Dylan put them on retainer, paying them whether or not they were working. That led to them following him up to Woodstock (they were living in the Chelsea Hotel in NYC) after his motorcycle accident (where he went to heal his wounds, or to detox off speed, whichever story you choose to believe ;-), where they found and rented the "Big Pink" house in nearby West Saugerties, the basement of same being where the majority of The Basement Tapes were recorded.

Those recordings led to Capitol Records offering The Hawks a record deal in late ’67. Music From Big Pink by The Band was released July 1st, 1968, and the music world was immediately a very different place.
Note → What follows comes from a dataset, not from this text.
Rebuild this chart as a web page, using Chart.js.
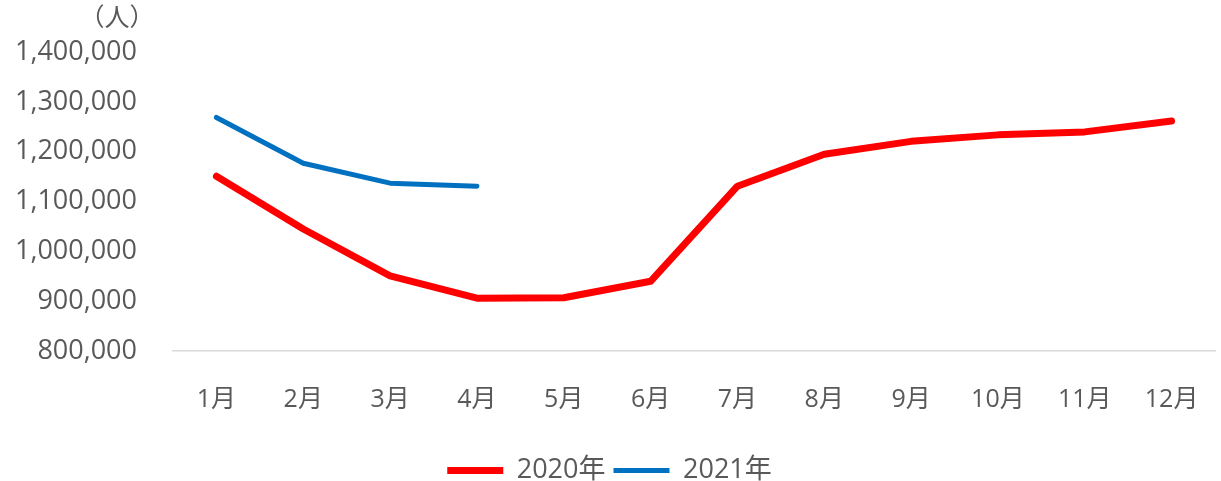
<!DOCTYPE html>
<html>
<head>
<meta charset="utf-8">
<script src="https://cdn.jsdelivr.net/npm/chart.js@4"></script>
<style>
  html, body { margin: 0; padding: 0; background: #fff; }
  #wrap { width: 1221px; height: 481px; position: relative; }
</style>
</head>
<body>
<div id="wrap"><canvas id="c" width="1221" height="481"></canvas></div>
<script>
const months = ['1月','2月','3月','4月','5月','6月','7月','8月','9月','10月','11月','12月'];
const series2020 = [1151000,1045000,951000,906000,907000,940000,1131000,1195000,1221000,1234000,1240000,1262000];
const series2021 = [1269000,1177000,1137000,1131000];
const seriesNames = ['2020年','2021年'];
const unitLabel = '（人）';
const yMin = 800000, yMax = 1400000, yStep = 100000;

const FONT = '"Open Sans", "Noto Sans CJK JP", sans-serif';
const GREY = '#595959';

const unitPlugin = {
  id: 'unitLabel',
  afterDraw(chart) {
    const ctx = chart.ctx;
    ctx.save();
    ctx.font = '25px ' + FONT;
    ctx.fillStyle = GREY;
    ctx.textAlign = 'center';
    ctx.textBaseline = 'middle';
    ctx.fillText(unitLabel, 117, 19);
    ctx.restore();
  }
};

new Chart(document.getElementById('c'), {
  type: 'line',
  data: {
    labels: months,
    datasets: [
      { label: seriesNames[0], data: series2020, borderColor: '#FF0000', backgroundColor: '#FF0000',
        borderWidth: 7, pointRadius: 0, tension: 0, borderCapStyle: 'round', borderJoinStyle: 'round' },
      { label: seriesNames[1], data: series2021, borderColor: '#0070C0', backgroundColor: '#0070C0',
        borderWidth: 5, pointRadius: 0, tension: 0, borderCapStyle: 'round', borderJoinStyle: 'round' }
    ]
  },
  options: {
    responsive: false,
    animation: false,
    layout: { padding: { top: 47, right: 6, left: 4, bottom: -13 } },
    plugins: {
      legend: {
        position: 'bottom',
        labels: {
          usePointStyle: true,
          pointStyle: 'line',
          pointStyleWidth: 56,
          color: GREY,
          font: { family: FONT, size: 27 },
          padding: 8
        }
      },
      tooltip: { enabled: false }
    },
    scales: {
      x: {
        offset: true,
        grid: { display: false, drawTicks: false },
        border: { display: true, color: '#D9D9D9', width: 1.5 },
        ticks: { color: GREY, font: { family: FONT, size: 25 }, padding: 34, maxRotation: 0 },
        afterFit(scale) { scale.paddingLeft = 0; scale.paddingRight = 0; }
      },
      y: {
        min: yMin, max: yMax,
        grid: { display: false, drawTicks: false },
        border: { display: false },
        ticks: {
          stepSize: yStep,
          color: GREY,
          font: { family: FONT, size: 27 },
          padding: 36,
          callback: v => v.toLocaleString('en-US')
        },
        afterFit(scale) { scale.width = 169; }
      }
    }
  },
  plugins: [unitPlugin]
});
</script>
</body>
</html>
Eric Clapton heard the album (played for him by George Harrison, legend has it), disbanded Cream, and went to Big Pink to hang with The Band, waiting for them to ask him to join. It eventually occurred to him: they neither required nor desired his services.
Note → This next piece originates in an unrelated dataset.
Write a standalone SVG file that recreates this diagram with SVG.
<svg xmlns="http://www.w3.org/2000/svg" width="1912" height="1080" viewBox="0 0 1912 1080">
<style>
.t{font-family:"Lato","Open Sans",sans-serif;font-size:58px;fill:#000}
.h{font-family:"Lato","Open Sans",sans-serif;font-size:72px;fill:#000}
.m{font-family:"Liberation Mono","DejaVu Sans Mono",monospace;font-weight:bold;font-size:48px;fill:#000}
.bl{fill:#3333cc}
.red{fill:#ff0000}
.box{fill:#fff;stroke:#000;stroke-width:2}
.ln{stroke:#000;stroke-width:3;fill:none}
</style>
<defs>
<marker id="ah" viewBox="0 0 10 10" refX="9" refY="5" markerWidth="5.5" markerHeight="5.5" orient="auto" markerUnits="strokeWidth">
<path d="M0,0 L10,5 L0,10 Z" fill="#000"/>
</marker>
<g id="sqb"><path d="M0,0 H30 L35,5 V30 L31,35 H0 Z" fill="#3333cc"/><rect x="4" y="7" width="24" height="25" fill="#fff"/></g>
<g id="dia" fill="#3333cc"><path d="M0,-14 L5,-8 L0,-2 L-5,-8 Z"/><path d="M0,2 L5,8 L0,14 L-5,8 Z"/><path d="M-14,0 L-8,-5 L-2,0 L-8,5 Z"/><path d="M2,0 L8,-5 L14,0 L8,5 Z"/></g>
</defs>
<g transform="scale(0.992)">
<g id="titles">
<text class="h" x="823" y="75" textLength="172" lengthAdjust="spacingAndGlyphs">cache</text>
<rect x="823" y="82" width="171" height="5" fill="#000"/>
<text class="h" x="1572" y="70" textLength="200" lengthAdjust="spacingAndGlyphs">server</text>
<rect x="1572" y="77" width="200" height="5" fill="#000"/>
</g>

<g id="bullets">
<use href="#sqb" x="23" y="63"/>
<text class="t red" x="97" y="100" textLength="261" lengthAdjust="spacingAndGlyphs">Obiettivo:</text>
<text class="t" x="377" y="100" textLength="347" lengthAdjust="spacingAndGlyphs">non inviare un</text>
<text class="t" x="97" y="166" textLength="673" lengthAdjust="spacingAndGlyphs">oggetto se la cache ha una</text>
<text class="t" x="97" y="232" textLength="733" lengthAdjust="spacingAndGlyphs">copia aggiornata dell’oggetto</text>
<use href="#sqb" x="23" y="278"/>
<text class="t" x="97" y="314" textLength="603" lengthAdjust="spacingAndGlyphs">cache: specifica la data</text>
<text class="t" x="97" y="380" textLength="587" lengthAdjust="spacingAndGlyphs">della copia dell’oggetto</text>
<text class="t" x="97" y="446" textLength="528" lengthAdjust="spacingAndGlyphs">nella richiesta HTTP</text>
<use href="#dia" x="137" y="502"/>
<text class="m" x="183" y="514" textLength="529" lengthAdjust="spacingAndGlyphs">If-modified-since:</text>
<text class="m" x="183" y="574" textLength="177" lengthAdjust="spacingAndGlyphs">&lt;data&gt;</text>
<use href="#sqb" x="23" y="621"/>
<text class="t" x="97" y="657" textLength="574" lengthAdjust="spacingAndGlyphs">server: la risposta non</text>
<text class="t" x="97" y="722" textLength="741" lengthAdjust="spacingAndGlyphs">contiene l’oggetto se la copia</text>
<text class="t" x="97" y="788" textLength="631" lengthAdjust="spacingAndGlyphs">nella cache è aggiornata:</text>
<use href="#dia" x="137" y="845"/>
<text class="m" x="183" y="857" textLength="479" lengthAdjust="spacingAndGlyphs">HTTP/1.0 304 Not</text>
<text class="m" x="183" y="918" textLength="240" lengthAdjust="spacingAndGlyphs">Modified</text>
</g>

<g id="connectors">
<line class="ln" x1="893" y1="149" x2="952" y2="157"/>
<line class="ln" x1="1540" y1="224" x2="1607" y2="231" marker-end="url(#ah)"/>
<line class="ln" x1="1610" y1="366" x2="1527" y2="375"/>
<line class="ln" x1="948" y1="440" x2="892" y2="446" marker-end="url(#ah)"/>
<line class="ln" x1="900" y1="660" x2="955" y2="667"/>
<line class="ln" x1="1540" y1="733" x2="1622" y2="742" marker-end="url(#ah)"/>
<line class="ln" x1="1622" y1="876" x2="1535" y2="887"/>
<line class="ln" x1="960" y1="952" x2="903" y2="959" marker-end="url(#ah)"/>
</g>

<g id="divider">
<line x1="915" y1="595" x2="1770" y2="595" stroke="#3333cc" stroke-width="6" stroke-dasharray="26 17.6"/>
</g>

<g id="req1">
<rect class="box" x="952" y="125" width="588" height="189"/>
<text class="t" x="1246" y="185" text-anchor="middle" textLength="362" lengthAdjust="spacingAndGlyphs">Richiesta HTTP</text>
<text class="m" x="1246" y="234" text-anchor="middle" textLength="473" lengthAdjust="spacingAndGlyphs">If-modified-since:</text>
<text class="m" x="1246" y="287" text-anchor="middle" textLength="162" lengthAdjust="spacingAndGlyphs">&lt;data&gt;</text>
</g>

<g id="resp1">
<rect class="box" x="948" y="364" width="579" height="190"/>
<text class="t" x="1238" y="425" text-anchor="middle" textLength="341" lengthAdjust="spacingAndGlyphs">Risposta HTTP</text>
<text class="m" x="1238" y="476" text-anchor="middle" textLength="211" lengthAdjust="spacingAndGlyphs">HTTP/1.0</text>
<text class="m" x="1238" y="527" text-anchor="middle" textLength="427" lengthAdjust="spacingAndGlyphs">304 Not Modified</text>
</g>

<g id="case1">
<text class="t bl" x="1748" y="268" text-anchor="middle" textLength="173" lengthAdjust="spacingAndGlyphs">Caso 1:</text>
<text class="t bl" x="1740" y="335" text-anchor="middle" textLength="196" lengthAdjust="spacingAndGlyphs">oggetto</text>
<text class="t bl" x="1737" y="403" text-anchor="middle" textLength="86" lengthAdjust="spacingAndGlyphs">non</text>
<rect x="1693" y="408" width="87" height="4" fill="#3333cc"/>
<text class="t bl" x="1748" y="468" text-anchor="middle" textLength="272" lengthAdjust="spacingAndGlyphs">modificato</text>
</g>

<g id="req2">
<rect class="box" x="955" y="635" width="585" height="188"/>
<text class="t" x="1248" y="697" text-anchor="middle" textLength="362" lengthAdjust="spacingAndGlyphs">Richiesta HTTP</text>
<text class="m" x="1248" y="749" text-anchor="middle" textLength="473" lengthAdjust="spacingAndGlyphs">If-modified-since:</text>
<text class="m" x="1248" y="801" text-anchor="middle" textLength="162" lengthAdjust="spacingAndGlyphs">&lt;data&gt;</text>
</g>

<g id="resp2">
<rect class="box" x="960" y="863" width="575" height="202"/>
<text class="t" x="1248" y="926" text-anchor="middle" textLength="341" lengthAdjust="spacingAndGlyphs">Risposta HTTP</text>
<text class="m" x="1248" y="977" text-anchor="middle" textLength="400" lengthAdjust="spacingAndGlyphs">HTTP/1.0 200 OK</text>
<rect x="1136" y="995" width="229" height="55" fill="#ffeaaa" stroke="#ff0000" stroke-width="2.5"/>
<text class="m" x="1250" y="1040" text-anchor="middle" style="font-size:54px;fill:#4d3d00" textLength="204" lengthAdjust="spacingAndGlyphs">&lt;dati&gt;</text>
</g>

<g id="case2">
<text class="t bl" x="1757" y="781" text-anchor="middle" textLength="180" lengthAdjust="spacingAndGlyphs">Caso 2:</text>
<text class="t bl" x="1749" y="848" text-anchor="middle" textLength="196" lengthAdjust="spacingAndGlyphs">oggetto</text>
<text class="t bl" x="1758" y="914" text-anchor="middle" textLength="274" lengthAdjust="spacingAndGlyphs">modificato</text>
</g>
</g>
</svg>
When The Band made their debut live performance in 1969 (they couldn’t tour directly after the release of MFBP, as bassist Rick Danko had broken his arm), The Beatles flew over from England to be there. There are pics of them sitting on the floor of Winterland in San Francisco, right alongside other audience members.

The last time I saw Levon perform live was while he was recovering from throat surgery to remove a Cancer (he was a heavy smoker his entire life, the knucklehead). He couldn’t sing, so he had daughter Amy along to do so in his place. The music was pure Blues, Levon’s first love, along with the Hillbilly he heard on The Grand Old Opry.
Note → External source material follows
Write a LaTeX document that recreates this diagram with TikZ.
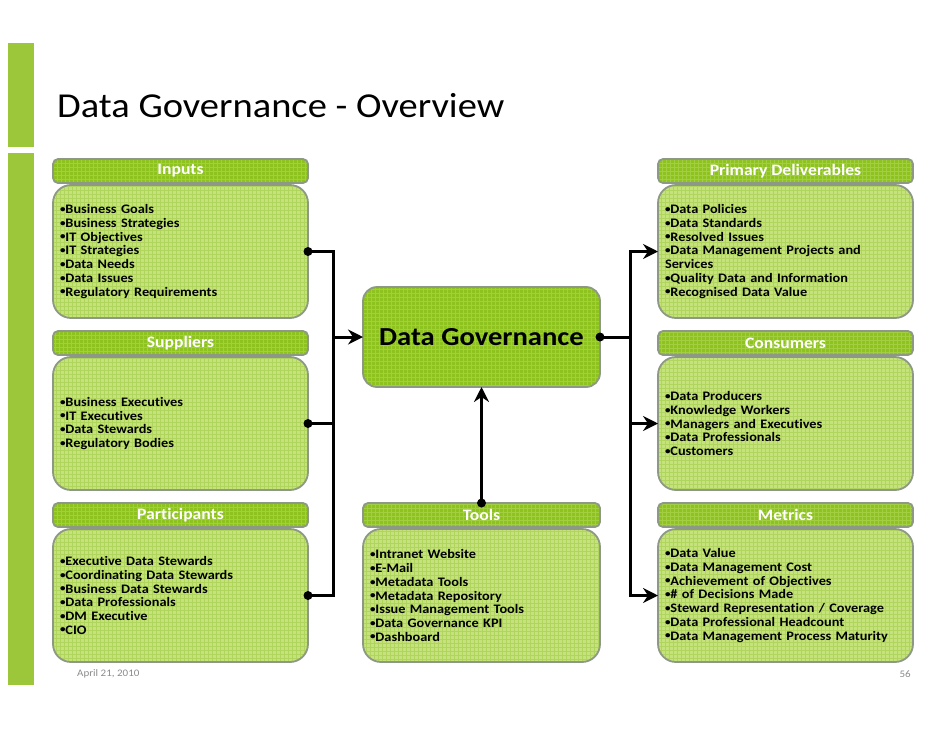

A rereading of the above made me realize I inadvertently implied Muddy's Folk Singer is on Audioquest. It is not; it's original release in 1964 was on Chess Records, but the reference version is the reissue on Mobile Fidelity.

Backing Muddy are Buddy Guy (guitar), Otis Spann (piano), Francis Clay (drums), and Willy Dixon (upright bass, as well as one of the album's producers), a super-group if there ever was one!

If you’re talking about great recorded sound alone, I second the Audioquest label suggestion. A long-time reference disc in the Blues genre is Folk Singer by Muddy Waters. Be forewarned: it is Rural Acoustic Blues, not the amped-up Blues you hear from more modern (and usually white) practitioners of Blues/Rock, such as Blues Hammer (inside joke ;-) .

It is an unfortunately truth that most of the best Blues (as well as other musical genres) was recorded in mediocre or worse sound quality. Howlin’ Wolf and Little Walter are fantastic, but their recorded sq is not. Holt’s Law: The better the music, the worse the sound, and visa versa.